If the appraisal matches or exceeds the purchase price, the loan proceeds as planned. If it comes in lower — known as an appraisal gap — you have several options: renegotiate a lower price with the seller, pay the difference in cash, or, if you have an appraisal contingency, cancel the contract and get your earnest money back. Some buyers include an appraisal gap coverage clause in their offer, committing to cover a shortfall up to a set dollar amount. This strengthens the offer in a competitive market but increases your cash requirements at closing.

Review Your Closing Disclosure and Close

Federal law requires your lender to deliver the Closing Disclosure — a detailed breakdown of your final loan terms, monthly payment, and all closing costs — at least three business days before closing.18Consumer Financial Protection Bureau. TILA-RESPA Integrated Disclosure FAQs Compare this document carefully against the Loan Estimate you received when you applied. Any significant changes to your interest rate, monthly payment, or fees should be questioned immediately.
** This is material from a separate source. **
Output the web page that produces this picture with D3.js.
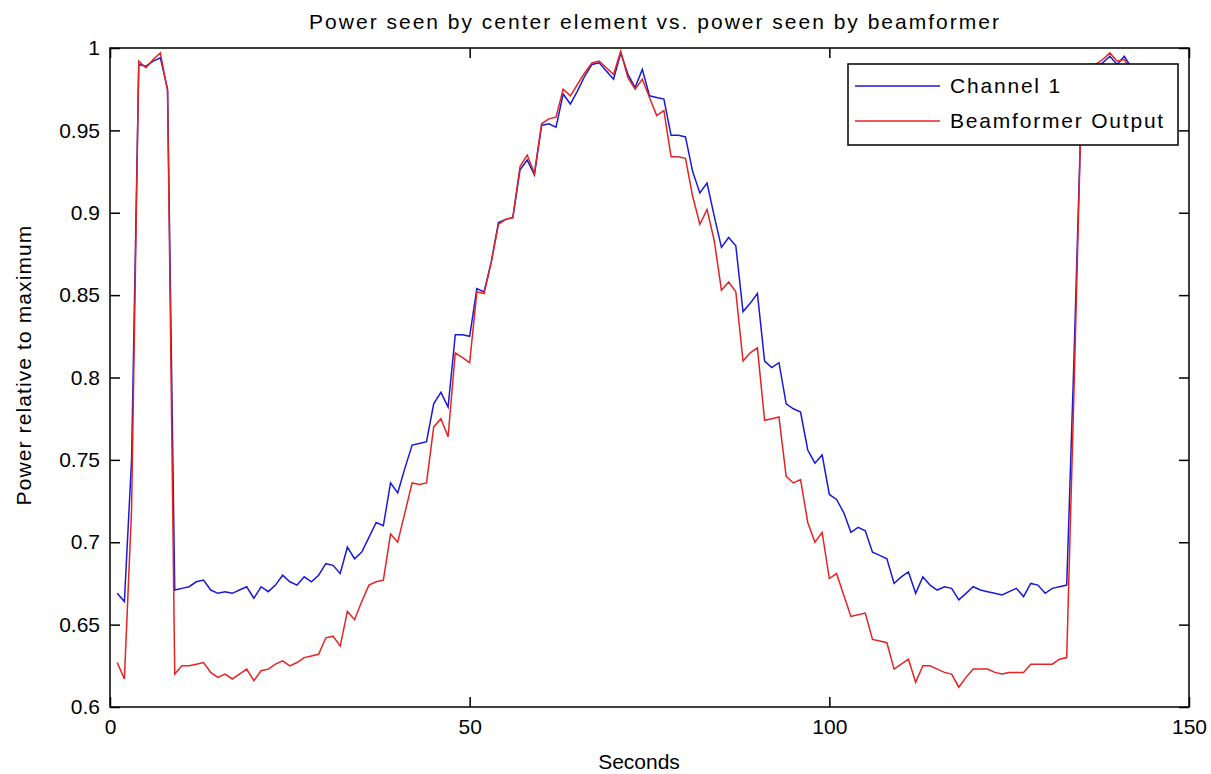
<!DOCTYPE html>
<html>
<head>
<meta charset="utf-8">
<script src="https://cdn.jsdelivr.net/npm/d3@7/dist/d3.min.js"></script>
<style>
  body { margin: 0; background: #fff; }
  text { font-family: "Liberation Sans", Arial, Helvetica, sans-serif; fill: #000; }
</style>
</head>
<body>
<svg id="chart" width="1211" height="774"></svg>
<script>
// time axis (seconds)
const seconds = [
  1, 2, 3, 4, 5, 6, 7, 8, 9, 10, 11, 12, 13, 14, 15, 16, 17, 18, 19, 20,
  21, 22, 23, 24, 25, 26, 27, 28, 29, 30, 31, 32, 33, 34, 35, 36, 37, 38, 39, 40,
  41, 42, 43, 44, 45, 46, 47, 48, 49, 50, 51, 52, 53, 54, 55, 56, 57, 58, 59, 60,
  61, 62, 63, 64, 65, 66, 67, 68, 69, 70, 71, 72, 73, 74, 75, 76, 77, 78, 79, 80,
  81, 82, 83, 84, 85, 86, 87, 88, 89, 90, 91, 92, 93, 94, 95, 96, 97, 98, 99, 100,
  101, 102, 103, 104, 105, 106, 107, 108, 109, 110, 111, 112, 113, 114, 115, 116, 117, 118, 119, 120,
  121, 122, 123, 124, 125, 126, 127, 128, 129, 130, 131, 132, 133, 134, 135, 136, 137, 138, 139, 140,
  141, 142
];

// power of center element
const channel1 = [
  0.669, 0.664, 0.750, 0.990, 0.989, 0.992, 0.994, 0.975, 0.671, 0.672,
  0.673, 0.676, 0.677, 0.671, 0.669, 0.670, 0.669, 0.671, 0.673, 0.666,
  0.673, 0.670, 0.674, 0.680, 0.676, 0.674, 0.679, 0.676, 0.680, 0.687,
  0.686, 0.681, 0.697, 0.690, 0.694, 0.703, 0.712, 0.710, 0.736, 0.730,
  0.745, 0.759, 0.760, 0.761, 0.784, 0.791, 0.782, 0.826, 0.826, 0.825,
  0.854, 0.852, 0.870, 0.894, 0.896, 0.897, 0.926, 0.932, 0.923, 0.953,
  0.954, 0.952, 0.972, 0.966, 0.974, 0.983, 0.990, 0.991, 0.986, 0.981,
  0.997, 0.984, 0.976, 0.987, 0.971, 0.970, 0.969, 0.947, 0.947, 0.946,
  0.925, 0.912, 0.918, 0.898, 0.879, 0.885, 0.880, 0.840, 0.845, 0.851,
  0.810, 0.806, 0.809, 0.784, 0.781, 0.779, 0.756, 0.748, 0.753, 0.729,
  0.726, 0.718, 0.706, 0.709, 0.707, 0.694, 0.692, 0.690, 0.675, 0.679,
  0.682, 0.669, 0.679, 0.674, 0.671, 0.673, 0.672, 0.665, 0.669, 0.673,
  0.671, 0.670, 0.669, 0.668, 0.670, 0.672, 0.667, 0.675, 0.674, 0.669,
  0.672, 0.673, 0.674, 0.810, 0.960, 0.990, 0.989, 0.991, 0.995, 0.990,
  0.995, 0.988
];

// power of beamformer output
const beamformer = [
  0.627, 0.617, 0.720, 0.992, 0.988, 0.993, 0.997, 0.974, 0.620, 0.625,
  0.625, 0.626, 0.627, 0.621, 0.618, 0.620, 0.617, 0.620, 0.623, 0.616,
  0.622, 0.623, 0.626, 0.628, 0.625, 0.627, 0.630, 0.631, 0.632, 0.642,
  0.643, 0.637, 0.658, 0.653, 0.664, 0.674, 0.676, 0.677, 0.705, 0.700,
  0.718, 0.736, 0.735, 0.736, 0.770, 0.775, 0.764, 0.815, 0.812, 0.809,
  0.852, 0.851, 0.870, 0.893, 0.896, 0.897, 0.928, 0.935, 0.924, 0.954,
  0.957, 0.958, 0.975, 0.971, 0.978, 0.985, 0.991, 0.992, 0.988, 0.984,
  0.998, 0.982, 0.975, 0.981, 0.970, 0.959, 0.962, 0.934, 0.934, 0.933,
  0.910, 0.893, 0.902, 0.883, 0.853, 0.858, 0.852, 0.810, 0.815, 0.818,
  0.774, 0.775, 0.776, 0.740, 0.736, 0.738, 0.712, 0.700, 0.706, 0.678,
  0.681, 0.668, 0.655, 0.656, 0.657, 0.641, 0.640, 0.639, 0.623, 0.626,
  0.629, 0.615, 0.625, 0.625, 0.623, 0.621, 0.620, 0.612, 0.618, 0.623,
  0.623, 0.623, 0.621, 0.620, 0.621, 0.621, 0.621, 0.626, 0.626, 0.626,
  0.626, 0.629, 0.630, 0.790, 0.960, 0.990, 0.990, 0.993, 0.997, 0.992,
  0.993, 0.986
];

const seriesNames = ["Channel 1", "Beamformer Output"];
const seriesColors = ["#1a1ad6", "#e42424"];
const xTicks = [0, 50, 100, 150];
const yTicks = [0.6, 0.65, 0.7, 0.75, 0.8, 0.85, 0.9, 0.95, 1];
const yTickLabels = ["0.6", "0.65", "0.7", "0.75", "0.8", "0.85", "0.9", "0.95", "1"];

const width = 1211, height = 774;
const margin = { top: 48, right: 22, bottom: 67, left: 110 };

const svg = d3.select("#chart");

const x = d3.scaleLinear()
  .domain([0, 150])
  .range([margin.left, width - margin.right]);

const y = d3.scaleLinear()
  .domain([0.6, 1])
  .range([height - margin.bottom, margin.top]);

// clip lines to the axes box
svg.append("clipPath")
  .attr("id", "plotClip")
  .append("rect")
  .attr("x", margin.left)
  .attr("y", margin.top)
  .attr("width", width - margin.left - margin.right)
  .attr("height", height - margin.top - margin.bottom);

// === LINES ===
const line = d3.line()
  .x((d, i) => x(seconds[i]))
  .y(d => y(d));

[channel1, beamformer].forEach((values, k) => {
  svg.append("path")
    .datum(values)
    .attr("clip-path", "url(#plotClip)")
    .attr("fill", "none")
    .attr("stroke", seriesColors[k])
    .attr("stroke-width", 1.5)
    .attr("stroke-linejoin", "miter")
    .attr("d", line);
});

// === AXES === (ticks point inward on all four sides)
const tickLen = 10;

const fmtY = d => yTickLabels[yTicks.indexOf(d)];

const gBottom = svg.append("g")
  .attr("transform", `translate(0,${height - margin.bottom})`)
  .call(d3.axisBottom(x).tickValues(xTicks).tickSize(-tickLen).tickPadding(12).tickFormat(d3.format("d")));

const gTop = svg.append("g")
  .attr("transform", `translate(0,${margin.top})`)
  .call(d3.axisTop(x).tickValues(xTicks).tickSize(-tickLen).tickFormat(""));

const gLeft = svg.append("g")
  .attr("transform", `translate(${margin.left},0)`)
  .call(d3.axisLeft(y).tickValues(yTicks).tickSize(-tickLen).tickPadding(10).tickFormat(fmtY));

const gRight = svg.append("g")
  .attr("transform", `translate(${width - margin.right},0)`)
  .call(d3.axisRight(y).tickValues(yTicks).tickSize(-tickLen).tickFormat(""));

[gBottom, gTop, gLeft, gRight].forEach(g => {
  g.select(".domain").remove();
  g.selectAll(".tick line").attr("stroke", "#000").attr("stroke-width", 1.5);
  g.selectAll(".tick text").style("font-size", "21px").attr("fill", "#000");
});

// axes box
svg.append("rect")
  .attr("x", margin.left)
  .attr("y", margin.top)
  .attr("width", width - margin.left - margin.right)
  .attr("height", height - margin.top - margin.bottom)
  .attr("fill", "none")
  .attr("stroke", "#000")
  .attr("stroke-width", 1.5);

// === LABELS ===
svg.append("text")
  .attr("x", 655)
  .attr("y", 22)
  .attr("dy", "0.35em")
  .attr("text-anchor", "middle")
  .style("font-size", "21px")
  .style("letter-spacing", "2px")
  .text("Power seen by center element vs. power seen by beamformer");

svg.append("text")
  .attr("x", 639)
  .attr("y", 762)
  .attr("dy", "0.35em")
  .attr("text-anchor", "middle")
  .style("font-size", "21px")
  .text("Seconds");

svg.append("text")
  .attr("transform", "translate(24,365) rotate(-90)")
  .attr("dy", "0.35em")
  .attr("text-anchor", "middle")
  .style("font-size", "21px")
  .style("letter-spacing", "1.1px")
  .text("Power relative to maximum");

// === LEGEND ===
const legend = svg.append("g").attr("transform", "translate(848,64)");

legend.append("rect")
  .attr("width", 330)
  .attr("height", 81)
  .attr("fill", "#fff")
  .attr("stroke", "#000")
  .attr("stroke-width", 1.5);

seriesNames.forEach((name, i) => {
  const ly = 22 + i * 35;
  legend.append("line")
    .attr("x1", 7).attr("x2", 92)
    .attr("y1", ly).attr("y2", ly)
    .attr("stroke", seriesColors[i])
    .attr("stroke-width", 1.5);
  legend.append("text")
    .attr("x", 102)
    .attr("y", ly)
    .attr("dy", "0.35em")
    .style("font-size", "21px")
    .style("letter-spacing", "1.8px")
    .text(name);
});
</script>
</body>
</html>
Title Search and Title Insurance

Before closing, a title company searches public records to confirm the seller legally owns the property and that no outstanding liens, unpaid taxes, or legal claims cloud the title. Based on that search, you’ll be offered an owner’s title insurance policy, which protects you against defects in the title that the search may have missed — such as a previously undisclosed heir or a recording error. Your lender will require a separate lender’s title insurance policy as a condition of the loan. Owner’s title insurance is generally optional but strongly recommended — it’s a one-time premium paid at closing.

Final Walkthrough and Closing Day

Within 24 to 48 hours of closing, schedule a final walkthrough of the property. Confirm that any negotiated repairs were completed, no new damage has occurred, and the home is in the agreed-upon condition. On closing day, you’ll sign the mortgage documents, pay your closing costs and remaining down payment (usually via wire transfer or cashier’s check), and receive the keys. Closing costs typically include lender fees, the appraisal, title insurance, prepaid taxes and insurance, and recording fees. An attorney may handle or attend the closing depending on your state’s requirements — legal representation fees for a residential closing generally range from $500 to $3,000.

Tax Benefits of Homeownership

Owning a home unlocks several federal tax deductions — but only if you itemize your return instead of taking the standard deduction.

Mortgage Interest Deduction

You can deduct interest paid on mortgage debt up to $750,000 ($375,000 if married filing separately). This limit, originally set by the Tax Cuts and Jobs Act for loans taken out after December 15, 2017, was made permanent by the One Big Beautiful Bill Act signed into law on July 4, 2025.19Internal Revenue Service. Publication 936 – Home Mortgage Interest Deduction Mortgages originating before that date may still qualify under the previous $1 million cap. The deduction applies to your main home and one second home combined.

State and Local Tax (SALT) Deduction

Property taxes you pay are deductible as part of the state and local tax deduction. Under the One Big Beautiful Bill Act, the SALT deduction cap increased from $10,000 to $40,000 starting in 2025, with the cap rising by 1 percent each year through 2029.20Internal Revenue Service. One Big Beautiful Bill Provisions The $40,000 cap begins to phase down for taxpayers earning above $500,000 and drops to $10,000 at the highest income levels. For married couples filing separately, the cap is $20,000. You can only claim SALT if you itemize.

Whether itemizing saves you money depends on whether your mortgage interest, property taxes, and other deductions exceed the standard deduction. For many first-time buyers — especially those with smaller mortgages — the standard deduction may still be the better choice. Run the numbers with a tax professional or tax software before assuming you’ll benefit from these deductions.